Contract Services in 2012 - Some recent private-equity buyouts of CROs show both the upside and downside for investors. - BioPharm International


Contract Services in 2012
Some recent private-equity buyouts of CROs show both the upside and downside for investors.

BioPharm International
Volume 25, Issue 1, pp. 18-19


The aim of private-equity investors is simple: make a large cash return on the cash invested. This goal is accomplished in two ways: by taking advantage of the acquired company's cash-generating capability and by making the company worth more when it is sold than when it was bought.

Most private-equity deals take advantage of the acquired company's ability to support a significant debt burden. By using the target's debt capacity, the private firm is able to borrow much of the purchase price and limit the amount of cash it must put up to make the acquisition in the first place. Current interest rates make borrowing especially attractive.

Clinical CROs are an attractive vehicle for leveraged buyouts. Their capital-investment requirements are usually small in comparison with manufacturing businesses, so they can throw off a lot of cash. Further, those cashflows are highly predictable because clinical CROs tend to have highly diversified multiyear project backlogs. A growing CRO is likely to be able to pay out substantial dividends to its owners as well as carry a substantial debt burden.

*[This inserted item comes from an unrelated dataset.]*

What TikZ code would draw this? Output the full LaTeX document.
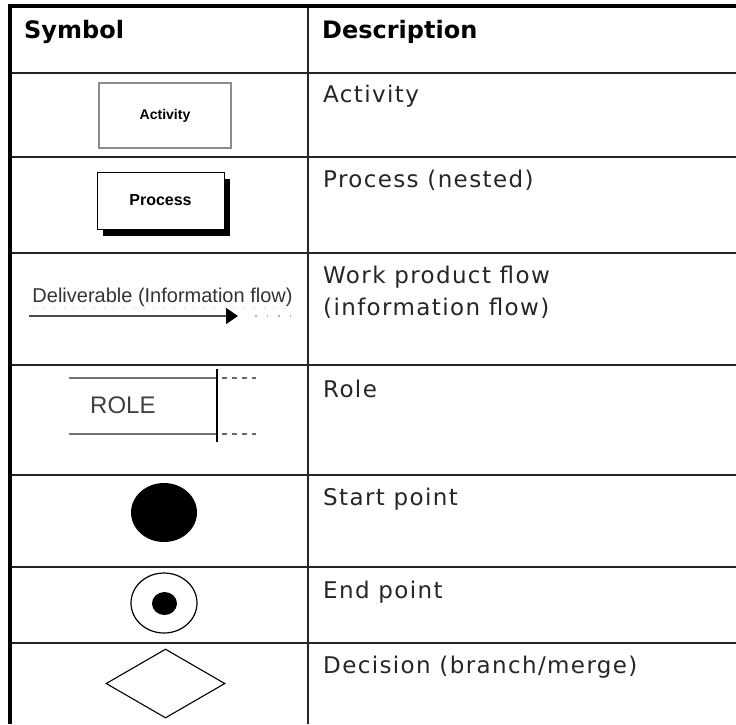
\documentclass[tikz,border=0pt]{standalone}
\usepackage{fontspec}
\setmainfont{DejaVu Sans}
\newfontfamily\descfont{DejaVu Sans}[LetterSpace=6]
\newfontfamily\symfont{Liberation Sans}
\usetikzlibrary{shapes.geometric,arrows.meta,shadows}

\begin{document}
\begin{tikzpicture}[x=1pt,y=-1pt,
  outerframe/.style={line width=4pt,black},
  gridrule/.style={line width=1.8pt,black!85},
  headtxt/.style={anchor=base west,inner sep=0pt,
    font=\fontsize{24}{28}\selectfont\bfseries},
  desctxt/.style={anchor=base west,inner sep=0pt,text=black!85,
    font=\descfont\fontsize{23}{32}\selectfont},
  actbox/.style={draw=black!45,line width=1.3pt,fill=white,inner sep=0pt,
    minimum width=132pt,minimum height=65pt,
    font=\symfont\fontsize{14}{16}\selectfont\bfseries},
  procbox/.style={draw=black,line width=1pt,fill=white,inner sep=0pt,
    minimum width=127pt,minimum height=57pt,
    font=\symfont\fontsize{16}{18}\selectfont\bfseries,
    drop shadow={shadow xshift=6pt,shadow yshift=-7pt,fill=black,opacity=1}},
  flowtxt/.style={inner sep=0pt,text=black!80,
    font=\symfont\fontsize{20}{24}\selectfont},
  flowline/.style={line width=1.6pt,black!70,
    -{Triangle[length=12pt,width=16pt,fill=black,color=black]}},
  trail/.style={line width=1.5pt,black!30,dash pattern=on 1.5pt off 10pt},
  laneline/.style={line width=2pt,black!55},
  lanetrail/.style={line width=1.5pt,black!60,dash pattern=on 5pt off 5pt},
  roletxt/.style={anchor=base west,inner sep=0pt,text=black!75,
    font=\symfont\fontsize{24}{28}\selectfont},
  dot/.style={ellipse,fill=black,inner sep=0pt},
  ring/.style={ellipse,draw=black,line width=1.2pt,inner sep=0pt},
  choice/.style={diamond,draw=black,line width=1.1pt,inner sep=0pt,
    minimum width=119pt,minimum height=69pt}
]
\useasboundingbox (0,0) rectangle (736,724);
\fill[white] (0,0) rectangle (736,724);

% table grid
\foreach \yy in {73,157,253,365,475,567,643}
  \draw[gridrule] (9.5,\yy) -- (736,\yy);
\draw[gridrule] (308,6) -- (308,724);
\draw[outerframe] (7.5,6) -- (736,6);
\draw[outerframe] (9.5,4) -- (9.5,724);

% header
\node[headtxt] (hsym) at (24,38) {Symbol};
\node[headtxt] (hdesc) at (322,38) {Description};

% activity
\node[actbox] (act) at (165,115.5) {Activity};
\node[desctxt] (dact) at (323,102) {Activity};

% nested process
\node[procbox] (proc) at (160.5,200.5) {Process};
\node[desctxt] (dproc) at (323,187) {Process (nested)};

% information flow
\node[flowtxt] (flowlbl) at (162.5,297) {Deliverable (Information flow)};
\draw[line width=1pt,black!25!green!40,dash pattern=on 1pt off 9pt]
  (flowlbl.south west) ++(2,2) -- ([xshift=-2pt,yshift=-2pt]flowlbl.south east);
\coordinate (fsrc) at (29,316);
\coordinate (ftip) at (238,316);
\coordinate (fend) at (292,316);
\draw[flowline] (fsrc) -- (ftip);
\draw[trail] ([xshift=17pt]ftip) -- (fend);
\node[desctxt] (dflow1) at (323,283) {Work product flow};
\node[desctxt] (dflow2) at (323,315) {(information flow)};

% role lane
\coordinate (lt0) at (69,378);
\coordinate (lt1) at (217,378);
\coordinate (lt2) at (256,378);
\coordinate (lb0) at (69,434);
\coordinate (lb1) at (217,434);
\coordinate (lb2) at (256,434);
\draw[laneline] (lt0) -- (lt1);
\draw[laneline] (lb0) -- (lb1);
\draw[lanetrail] ([xshift=5pt]lt1) -- (lt2);
\draw[lanetrail] ([xshift=5pt]lb1) -- (lb2);
\draw[line width=1.2pt,black] ([yshift=9pt]lt1) -- ([yshift=-8pt]lb1);
\node[roletxt] (role) at (90,413) {ROLE};
\node[desctxt] (drole) at (323,397) {Role};

% start point
\node[dot,minimum width=66pt,minimum height=59pt] (start) at (164,512.5) {};
\node[desctxt] (dstart) at (323,505) {Start point};

% end point
\node[ring,minimum width=66pt,minimum height=60pt] (endo) at (164,603) {};
\node[dot,minimum width=25pt,minimum height=23pt] (endi) at (164.5,603.5) {};
\node[desctxt] (dend) at (323,598) {End point};

% decision
\node[choice] (dec) at (165.5,683.5) {};
\node[desctxt] (ddec) at (323,673) {Decision (branch/merge)};
\end{tikzpicture}
\end{document}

Enhancing the value of the acquired company may just be a matter of timing, such as by buying the company at a low point in the market cycle and going public when market multiples are high again. The private-equity firm also can improve the value of its target through further acquisitions, expansions of offerings, or restructuring to improve profits. Stock analysts who were following PPD before the acquisition speculated that PPD's laboratory businesses might be in for restructuring.

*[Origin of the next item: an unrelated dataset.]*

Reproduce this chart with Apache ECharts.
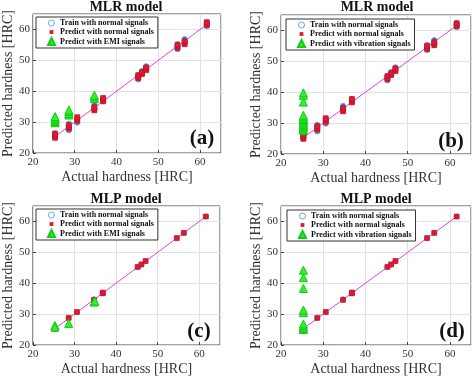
<!DOCTYPE html>
<html><head><meta charset="utf-8">
<script src="https://cdn.jsdelivr.net/npm/echarts@6/dist/echarts.min.js"></script>
<style>html,body{margin:0;padding:0;background:#fff}#c{width:474px;height:379px}</style>
</head><body><div id="c"></div>
<script>
// ---- data ----
const panelTitles = ['MLR model', 'MLR model', 'MLP model', 'MLP model'];
const panelLetters = ['(a)', '(b)', '(c)', '(d)'];
const xTicks = [20, 30, 40, 50, 60];
const axisMin = 20, axisMax = 65, tickStep = 10;
const idealLine = [[25.3, 25.3], [61.6, 61.6]];
const legendNames = [
  ['Train with normal signals', 'Predict with normal signals', 'Predict with EMI signals'],
  ['Train with normal signals', 'Predict with normal signals', 'Predict with vibration signals'],
  ['Train with normal signals', 'Predict with normal signals', 'Predict with EMI signals'],
  ['Train with normal signals', 'Predict with normal signals', 'Predict with vibration signals']
];
// MLR (a, b) normal signals
const trainMLR = [
  [25.3,25.0],[25.3,25.5],[25.3,26.0],[25.3,26.4],
  [28.6,27.3],[28.6,27.8],[28.6,28.5],[28.6,29.2],[28.6,29.5],
  [30.6,29.8],[30.6,30.2],[30.6,30.8],[30.6,31.3],
  [34.7,34.5],[34.7,35.0],[34.7,35.6],
  [36.8,36.8],[36.8,37.3],[36.8,37.9],
  [45.2,43.8],[45.2,44.3],[45.2,44.8],[45.2,45.3],
  [46.1,45.5],[46.1,46.0],[46.1,46.6],
  [47.1,47.0],[47.1,47.5],[47.1,48.1],
  [54.6,53.6],[54.6,54.2],[54.6,54.8],[54.6,55.3],
  [56.3,55.3],[56.3,55.9],[56.3,56.5],[56.3,56.9],
  [61.6,61.0],[61.6,61.5],[61.6,62.0],[61.6,62.5]
];
const predMLR = [
  [25.3,24.9],[25.3,25.4],[25.3,25.9],[25.3,26.3],
  [28.6,27.9],[28.6,28.4],[28.6,29.0],
  [30.6,30.4],[30.6,31.0],[30.6,31.6],
  [34.7,33.8],[34.7,34.3],[34.7,34.8],
  [36.8,36.7],[36.8,37.2],[36.8,37.8],
  [45.2,44.2],[45.2,44.7],[45.2,45.2],
  [46.1,45.6],[46.1,46.1],
  [47.1,46.8],[47.1,47.3],[47.1,47.7],
  [54.6,54.0],[54.6,54.5],[54.6,55.0],
  [56.3,55.2],[56.3,55.7],[56.3,56.2],
  [61.6,61.4],[61.6,61.9],[61.6,62.3]
];
const emiMLR = [
  [25.3,29.8],[25.3,30.2],[25.3,30.6],[25.3,31.0],[25.3,31.4],[25.3,31.8],
  [28.6,32.3],[28.6,32.8],[28.6,33.4],[28.6,33.9],
  [34.7,37.6],[34.7,38.2],[34.7,38.7]
];
const vibMLR = [
  [25.3,27.6],[25.3,28.0],[25.3,28.4],[25.3,28.8],[25.3,29.2],[25.3,29.6],
  [25.3,30.0],[25.3,30.4],[25.3,30.8],[25.3,31.2],[25.3,31.6],[25.3,32.0],
  [25.3,32.5],[25.3,36.8],[25.3,39.0],[25.3,39.8]
];
// MLP (c, d) normal signals
const trainMLP = [
  [25.3,25.4],[28.6,28.7],[30.6,30.6],[34.7,34.8],[36.8,36.9],
  [45.2,45.2],[46.1,46.0],[47.1,47.1],[54.6,54.6],[56.3,56.3],[61.6,61.6]
];
const predMLP = [
  [25.3,25.2],[28.6,28.8],[30.6,30.7],[34.7,34.6],[36.8,36.7],[36.8,37.0],
  [45.2,45.3],[46.1,46.1],[47.1,47.2],[54.6,54.6],[56.3,56.3],[61.6,61.6]
];
const emiMLP = [[25.3,26.3],[25.3,25.8],[28.6,27.0],[34.7,33.9],[34.9,34.2]];
const vibMLP = [
  [25.3,25.0],[25.3,25.4],[25.3,25.8],[25.3,26.3],[25.3,26.8],
  [25.3,30.5],[25.3,31.3],[25.3,38.3],[25.3,41.8],[25.3,44.2]
];
const panelSeries = [
  [trainMLR, predMLR, emiMLR],
  [trainMLR, predMLR, vibMLR],
  [trainMLP, predMLP, emiMLP],
  [trainMLP, predMLP, vibMLP]
];

// ---- layout / styles ----
const grids = [
  {left: 32, top: 14, width: 189, height: 139},
  {left: 281, top: 15, width: 190, height: 139},
  {left: 31, top: 206, width: 189, height: 139},
  {left: 281, top: 206, width: 190, height: 139}
];
const legendPos = [
  {left: 36, top: 17}, {left: 286, top: 19}, {left: 36, top: 209}, {left: 287, top: 210}
];
const titlePos = [[126, 7], [377, 7], [126, 199], [376, 199]];
const letterPos = [[202, 139], [451, 142], [199, 332], [452, 332]];
const serif = '"Liberation Serif", "Times New Roman", serif';
const blue = '#2f6fc4', blueEdge = '#6fa6dc';
const red = '#e3182d';
const green = '#33ee33', greenEdge = '#11cc11';
const smallRect = 'path://M0,0M1.6,1.6h3.8v3.8h-3.8zM7,7';
const smallCircle = 'path://M0,0M6.5,3.5A3,3,0,1,1,0.5,3.5A3,3,0,1,1,6.5,3.5zM7,7';

const option = {
  animation: false,
  backgroundColor: '#fff',
  grid: grids.map(g => Object.assign({show: true, borderColor: '#444', borderWidth: 1, backgroundColor: 'transparent'}, g)),
  xAxis: grids.map((g, i) => ({
    gridIndex: i, type: 'value', min: axisMin, max: axisMax, interval: tickStep,
    name: 'Actual hardness [HRC]', nameLocation: 'middle', nameGap: 17,
    nameTextStyle: {fontFamily: serif, fontSize: 14, color: '#333'},
    axisLine: {show: false},
    axisTick: {show: true, inside: true, length: 3, lineStyle: {color: '#444'}},
    axisLabel: {fontFamily: serif, fontSize: 11, color: '#333', margin: 4, showMaxLabel: false,
      formatter: v => xTicks.indexOf(v) >= 0 ? String(v) : ''},
    splitLine: {show: true, lineStyle: {color: '#e2e2e2', width: 1}}
  })),
  yAxis: grids.map((g, i) => ({
    gridIndex: i, type: 'value', min: axisMin, max: axisMax, interval: tickStep,
    name: 'Predicted hardness [HRC]', nameLocation: 'middle', nameGap: i % 2 === 0 ? 16 : 15,
    nameTextStyle: {fontFamily: serif, fontSize: 14, color: '#333'},
    axisLine: {show: false},
    axisTick: {show: true, inside: true, length: 3, lineStyle: {color: '#444'}},
    axisLabel: {fontFamily: serif, fontSize: 11, color: '#333', margin: 3, showMaxLabel: false,
      formatter: v => xTicks.indexOf(v) >= 0 ? String(v) : ''},
    splitLine: {show: true, lineStyle: {color: '#e2e2e2', width: 1}}
  })),
  legend: legendNames.map((names, i) => ({
    orient: 'vertical', left: legendPos[i].left, top: legendPos[i].top,
    padding: [2, 4, 2, 11], itemGap: 1, itemWidth: 7, itemHeight: 7,
    borderColor: '#333', borderWidth: 1, backgroundColor: '#fff',
    selectedMode: false,
    textStyle: {fontFamily: serif, fontSize: 8, fontWeight: 'bold', color: '#111', lineHeight: 8},
    data: [
      {name: names[0], icon: smallCircle, itemStyle: {color: 'transparent', borderColor: blueEdge, borderWidth: 1}},
      {name: names[1], icon: smallRect, itemStyle: {color: red, borderWidth: 0}},
      {name: names[2], icon: 'triangle', itemStyle: {color: green, borderColor: greenEdge}}
    ]
  })),
  graphic: [],
  series: []
};

for (let i = 0; i < 4; i++) {
  const [tr, pr, gr] = panelSeries[i];
  option.series.push({
    type: 'line', xAxisIndex: i, yAxisIndex: i, data: idealLine, symbol: 'none',
    lineStyle: {color: '#e040e6', width: 1}, silent: true, z: 2
  });
  option.series.push({
    name: legendNames[i][0], type: 'scatter', xAxisIndex: i, yAxisIndex: i, data: tr,
    symbol: 'circle', symbolSize: 5, itemStyle: {color: blue, borderColor: blueEdge, borderWidth: 1, opacity: 1}, z: 3
  });
  option.series.push({
    name: legendNames[i][1], type: 'scatter', xAxisIndex: i, yAxisIndex: i, data: pr,
    symbol: 'rect', symbolSize: 5, itemStyle: {color: red, borderColor: '#b0102a', borderWidth: 0.5, opacity: 1}, z: 4
  });
  option.series.push({
    name: legendNames[i][2], type: 'scatter', xAxisIndex: i, yAxisIndex: i, data: gr,
    symbol: 'triangle', symbolSize: 8, itemStyle: {color: green, borderColor: greenEdge, borderWidth: 1, opacity: 1}, z: 5
  });
  option.graphic.push({
    type: 'text', x: titlePos[i][0], y: titlePos[i][1], z: 10,
    style: {text: panelTitles[i], fill: '#111', font: 'bold 14px ' + serif,
      align: 'center', verticalAlign: 'middle', textAlign: 'center', textVerticalAlign: 'middle'}
  });
  option.graphic.push({
    type: 'text', x: letterPos[i][0], y: letterPos[i][1], z: 10,
    style: {text: panelLetters[i], fill: '#111', font: 'bold 21px ' + serif,
      align: 'center', verticalAlign: 'middle', textAlign: 'center', textVerticalAlign: 'middle'}
  });
}

const chart = echarts.init(document.getElementById('c'));
chart.setOption(option);
</script>
</body></html>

Buyouts by private-equity companies are not without risk, as such moves are subject to not fully understanding the prospects of the business or changing market conditions. Both of these things appeared to happen to the buyers of the European CMO Nextpharma, whose Belgian injectables manufacturing business was recently forced to file for bankruptcy protection, as well as to the French CMO Osny Pharma, which filed for bankruptcy protection in early 2011 and was absorbed by another CMO, Cenexi.

While PPD's track record of profitability and market position (it is thought to be the second largest for Phase I–IV clinical research after Quintiles) would seem to guarantee a strong performance over the typical private-equity holding period of five years, the changing CRO and bio/pharmaceutical research environment could present challenges. As global bio/pharmaceutical companies reduce their CRO relationships to a few preferred providers, competition for those relationships has become intense. There reportedly has been aggressive price cutting in the industry to get those deals, thereby leaving "winners" saddled with lower profit margins but losers shut out altogether.

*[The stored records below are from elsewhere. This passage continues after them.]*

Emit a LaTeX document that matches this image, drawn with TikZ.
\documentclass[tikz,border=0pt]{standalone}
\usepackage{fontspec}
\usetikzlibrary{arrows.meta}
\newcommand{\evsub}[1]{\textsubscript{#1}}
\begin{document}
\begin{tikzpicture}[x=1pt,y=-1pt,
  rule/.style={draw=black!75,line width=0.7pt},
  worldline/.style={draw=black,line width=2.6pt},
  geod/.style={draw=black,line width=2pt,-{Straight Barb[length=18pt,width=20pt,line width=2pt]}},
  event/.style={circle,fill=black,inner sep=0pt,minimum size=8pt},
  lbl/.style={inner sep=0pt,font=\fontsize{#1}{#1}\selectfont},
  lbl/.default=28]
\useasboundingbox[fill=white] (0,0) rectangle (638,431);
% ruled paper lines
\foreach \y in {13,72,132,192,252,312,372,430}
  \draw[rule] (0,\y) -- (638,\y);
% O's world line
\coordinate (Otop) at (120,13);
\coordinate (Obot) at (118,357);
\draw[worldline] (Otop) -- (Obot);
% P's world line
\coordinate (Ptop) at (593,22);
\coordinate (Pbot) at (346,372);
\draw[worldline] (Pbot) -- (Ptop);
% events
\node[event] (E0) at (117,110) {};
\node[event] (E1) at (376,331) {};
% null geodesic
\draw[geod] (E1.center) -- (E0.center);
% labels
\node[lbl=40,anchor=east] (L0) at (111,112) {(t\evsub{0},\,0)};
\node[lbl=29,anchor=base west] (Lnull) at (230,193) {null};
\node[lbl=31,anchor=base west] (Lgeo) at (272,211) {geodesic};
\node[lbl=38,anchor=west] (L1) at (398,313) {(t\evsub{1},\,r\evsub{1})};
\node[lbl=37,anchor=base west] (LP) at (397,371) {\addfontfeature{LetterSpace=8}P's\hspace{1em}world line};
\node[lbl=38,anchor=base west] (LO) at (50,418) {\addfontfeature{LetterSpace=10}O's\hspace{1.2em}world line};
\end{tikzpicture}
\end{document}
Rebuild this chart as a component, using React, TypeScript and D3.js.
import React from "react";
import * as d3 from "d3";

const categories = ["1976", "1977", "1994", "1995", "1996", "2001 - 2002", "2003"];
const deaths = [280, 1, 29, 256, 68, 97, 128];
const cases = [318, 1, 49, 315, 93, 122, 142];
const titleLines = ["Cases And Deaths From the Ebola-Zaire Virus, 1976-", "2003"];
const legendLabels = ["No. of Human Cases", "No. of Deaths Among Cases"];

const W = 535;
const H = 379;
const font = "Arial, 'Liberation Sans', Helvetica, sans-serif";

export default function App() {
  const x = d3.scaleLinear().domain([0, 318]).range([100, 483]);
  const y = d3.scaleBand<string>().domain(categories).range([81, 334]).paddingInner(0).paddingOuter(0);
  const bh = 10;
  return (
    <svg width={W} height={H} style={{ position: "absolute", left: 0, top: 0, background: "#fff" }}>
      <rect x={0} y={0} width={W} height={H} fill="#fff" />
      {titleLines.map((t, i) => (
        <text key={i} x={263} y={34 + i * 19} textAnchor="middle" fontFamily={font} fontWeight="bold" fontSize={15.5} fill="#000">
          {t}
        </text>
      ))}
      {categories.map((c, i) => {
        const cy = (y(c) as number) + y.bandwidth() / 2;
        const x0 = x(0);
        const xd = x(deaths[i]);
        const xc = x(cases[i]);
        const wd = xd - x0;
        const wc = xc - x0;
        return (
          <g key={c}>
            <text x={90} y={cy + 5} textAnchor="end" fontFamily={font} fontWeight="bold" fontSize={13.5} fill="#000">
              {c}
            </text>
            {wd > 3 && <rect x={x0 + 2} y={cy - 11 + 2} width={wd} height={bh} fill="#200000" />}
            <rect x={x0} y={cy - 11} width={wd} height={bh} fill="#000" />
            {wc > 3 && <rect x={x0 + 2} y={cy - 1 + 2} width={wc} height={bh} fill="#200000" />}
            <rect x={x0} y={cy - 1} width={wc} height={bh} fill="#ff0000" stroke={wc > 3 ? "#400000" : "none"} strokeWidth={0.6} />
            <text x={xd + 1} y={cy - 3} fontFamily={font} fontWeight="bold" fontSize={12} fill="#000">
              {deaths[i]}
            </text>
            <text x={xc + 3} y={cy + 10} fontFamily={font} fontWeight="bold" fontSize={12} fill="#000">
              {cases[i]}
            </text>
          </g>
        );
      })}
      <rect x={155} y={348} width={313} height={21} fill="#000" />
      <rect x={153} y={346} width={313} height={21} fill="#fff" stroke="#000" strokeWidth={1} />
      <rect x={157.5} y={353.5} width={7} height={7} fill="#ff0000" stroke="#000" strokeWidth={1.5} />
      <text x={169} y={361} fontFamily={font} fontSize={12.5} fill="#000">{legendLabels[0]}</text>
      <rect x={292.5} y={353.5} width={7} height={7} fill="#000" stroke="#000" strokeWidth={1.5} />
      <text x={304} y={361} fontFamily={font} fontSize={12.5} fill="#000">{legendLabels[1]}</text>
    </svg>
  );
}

Investors have been attracted to the CRO industry because the ongoing reinvention of the bio/pharma business model has outsourcing as a core strategy. The ultimate form of that business model is still evolving and being tested, and there is no guarantee that it will ultimately look like what it looks like today. Buyers of PPD bought one of the crown jewels of the industry. The greater risk is probably faced not by them, but the private-equity firms that bought PPD's small and mid-size competitors.